A fresh and tasty dessert treat!

This traditional European dish is absolutely delicious on its own, but this recipe’s addition of lemon makes for a mouthwatering dessert that everyone will go absolutely crazy for. This super easy recipe is perfect for anyone who just can’t bring themselves to do any more work than they have to in the kitchen as it really is as simple as throwing everything into one bowl, then popping it in the oven. The lemon syrup is definitely optional as the cake on its own tastes amazing, however, it does add that special zing that will have you coming back to this recipe time and time again!

Ingredients

  • 125g unsalted butter, softened
  • 1 tablespoon finely grated lemon rind
  • 1 cup caster sugar
  • 2 eggs
  • 2/3 cup semolina
  • 1 1/2 cups self-raising flour, sifted
  • 1/2 cup milk
    Syrup
  • 1 cup caster sugar
  • 1/2 cup lemon juice, strained
  • 1 small lemon, thinly sliced

Method

  1. Preheat oven to 180C. Grease and line base and sides of a 6cm-deep, 20cm round (base) springform cake pan with two layers of baking paper.
  2. Add butter, lemon rind and sugar to bowl. Use electric beater to beat on high speed until pale and creamy. Add eggs, one at a time, beating between each addition. Add in semolina, flour and milk. Stir to combine.
  3. Pour mixture into prepared pan and smoothen top with back of spoon.
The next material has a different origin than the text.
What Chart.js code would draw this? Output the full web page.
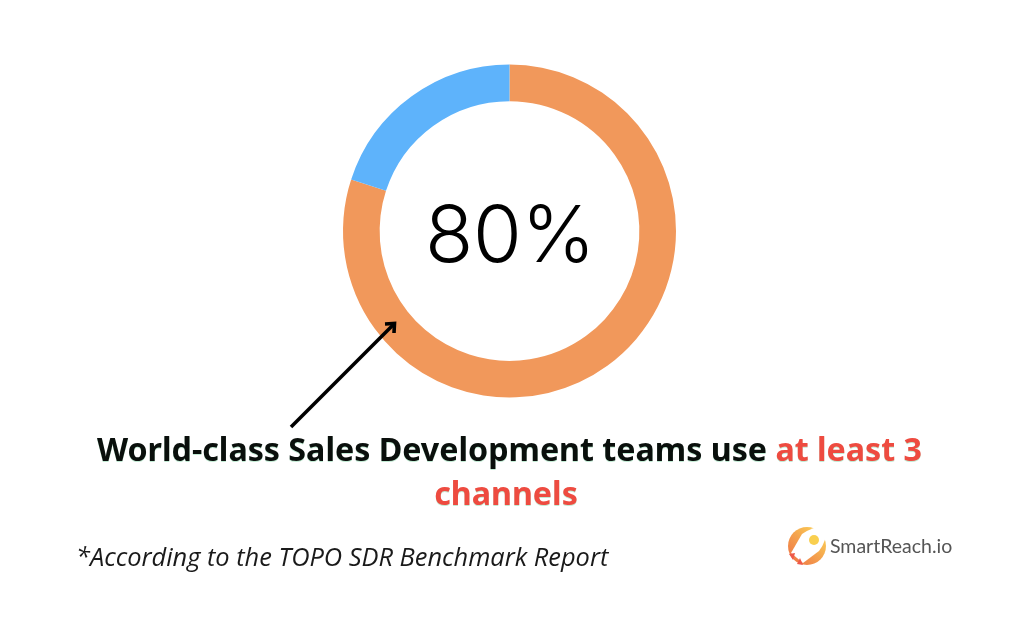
<!DOCTYPE html>
<html>
<head>
<meta charset="utf-8">
<title>World-class Sales Development teams</title>
<script src="https://cdn.jsdelivr.net/npm/chart.js@4/dist/chart.umd.min.js"></script>
<style>
html, body { margin: 0; padding: 0; background: #fff; }
#wrap { position: relative; width: 1024px; height: 620px; overflow: hidden; }
</style>
</head>
<body>
<div id="wrap"><canvas id="chart" width="1024" height="620"></canvas></div>
<script>
var categories = ['At least 3 channels', 'Other'];
var shares = [80, 20];
var sliceColors = ['#f1985b', '#5eb3fb'];

var centerLabel = '80%';
var titleDark = 'World-class Sales Development teams use ';
var titleRed = 'at least 3';
var titleLine2 = 'channels';
var footnote = '*According to the TOPO SDR Benchmark Report';
var logoText = 'SmartReach.io';

// arrow, headings, footnote and logo are drawn on top of the doughnut
var annotations = {
    id: 'annotations',
    afterDraw: function (chart) {
        var c = chart.ctx;
        c.save();
        c.textBaseline = 'alphabetic';

        // centre value
        c.fillStyle = '#000';
        c.textAlign = 'center';
        c.font = '300 79px Inter';
        c.letterSpacing = '-0.3px';
        c.fillText(centerLabel, 510, 262);
        c.letterSpacing = '0px';

        // arrow
        c.strokeStyle = '#000';
        c.lineWidth = 3.6;
        c.lineCap = 'butt';
        c.lineJoin = 'miter';
        c.beginPath();
        c.moveTo(291, 427);
        c.lineTo(394, 324);
        c.stroke();
        c.beginPath();
        c.moveTo(385, 324);
        c.lineTo(394.5, 323.5);
        c.lineTo(394, 333);
        c.stroke();

        // heading, with the faint green fringe of the original
        c.shadowColor = 'rgba(120,210,160,0.45)';
        c.shadowOffsetY = 1;
        c.textAlign = 'left';
        c.font = '700 32.2px "Noto Sans"';
        var w1 = c.measureText(titleDark).width;
        var w2 = c.measureText(titleRed).width;
        var x = 509.5 - (w1 + w2) / 2;
        c.fillStyle = '#0a0f0c';
        c.fillText(titleDark, x, 461);
        c.fillStyle = '#ee4b40';
        c.fillText(titleRed, x + w1, 461);
        c.textAlign = 'center';
        c.fillText(titleLine2, 506, 505);
        c.shadowColor = 'transparent';
        c.shadowOffsetY = 0;

        // footnote
        c.textAlign = 'left';
        c.fillStyle = '#1a1a1a';
        c.font = 'italic 400 25.4px "Open Sans"';
        c.fillText(footnote, 76, 566);

        // logo
        var g = c.createLinearGradient(792, 562, 822, 530);
        g.addColorStop(0, '#ef7746');
        g.addColorStop(0.5, '#f4a24d');
        g.addColorStop(1, '#fcd257');
        c.fillStyle = g;
        c.beginPath();
        c.arc(807, 546, 19, 0, Math.PI * 2);
        c.fill();
        c.fillStyle = '#fff';
        c.beginPath();
        c.moveTo(791, 553);
        c.lineTo(802, 534);
        c.quadraticCurveTo(812, 527, 827, 525);
        c.quadraticCurveTo(827, 541, 819, 551);
        c.lineTo(803, 563);
        c.closePath();
        c.fill();
        c.fillStyle = '#f9cf4f';
        c.beginPath();
        c.arc(814, 540, 5, 0, Math.PI * 2);
        c.fill();
        c.fillStyle = '#ee5a4a';
        c.beginPath();
        c.moveTo(789, 554);
        c.lineTo(795, 553);
        c.lineTo(793, 560);
        c.closePath();
        c.moveTo(797, 564);
        c.lineTo(800, 558);
        c.lineTo(803, 565);
        c.closePath();
        c.fill();

        c.fillStyle = '#555';
        c.font = '400 19.5px Lato';
        c.fillText(logoText, 830, 553);
        c.restore();
    }
};

var myChart = new Chart(document.getElementById('chart'), {
    type: 'doughnut',
    data: {
        labels: categories,
        datasets: [{
            data: shares,
            backgroundColor: sliceColors,
            borderWidth: 0
        }]
    },
    options: {
        responsive: false,
        animation: false,
        cutout: '78%',
        layout: {
            padding: { top: 64.5, bottom: 222.5, left: 343, right: 348 }
        },
        plugins: {
            legend: { display: false },
            tooltip: { enabled: false }
        }
    },
    plugins: [annotations]
});
</script>
</body>
</html>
Bake for 45 to 50 minutes or until a skewer inserted into the centre comes out clean.
  4. Meanwhile, place sugar, lemon juice and 1/2 cup cold water in a saucepan over low heat. Cook, stirring, for 5 minutes or until sugar has dissolved. Add lemon slices. Increase heat to high. Bring to the boil. Boil, without stirring, for 4 to 5 minutes or until mixture thickens.
  5. Pour half the syrup over cake. Stand for 15 minutes. Turn out on to a plate. Arrange lemon slices over cake. Serve with remaining syrup.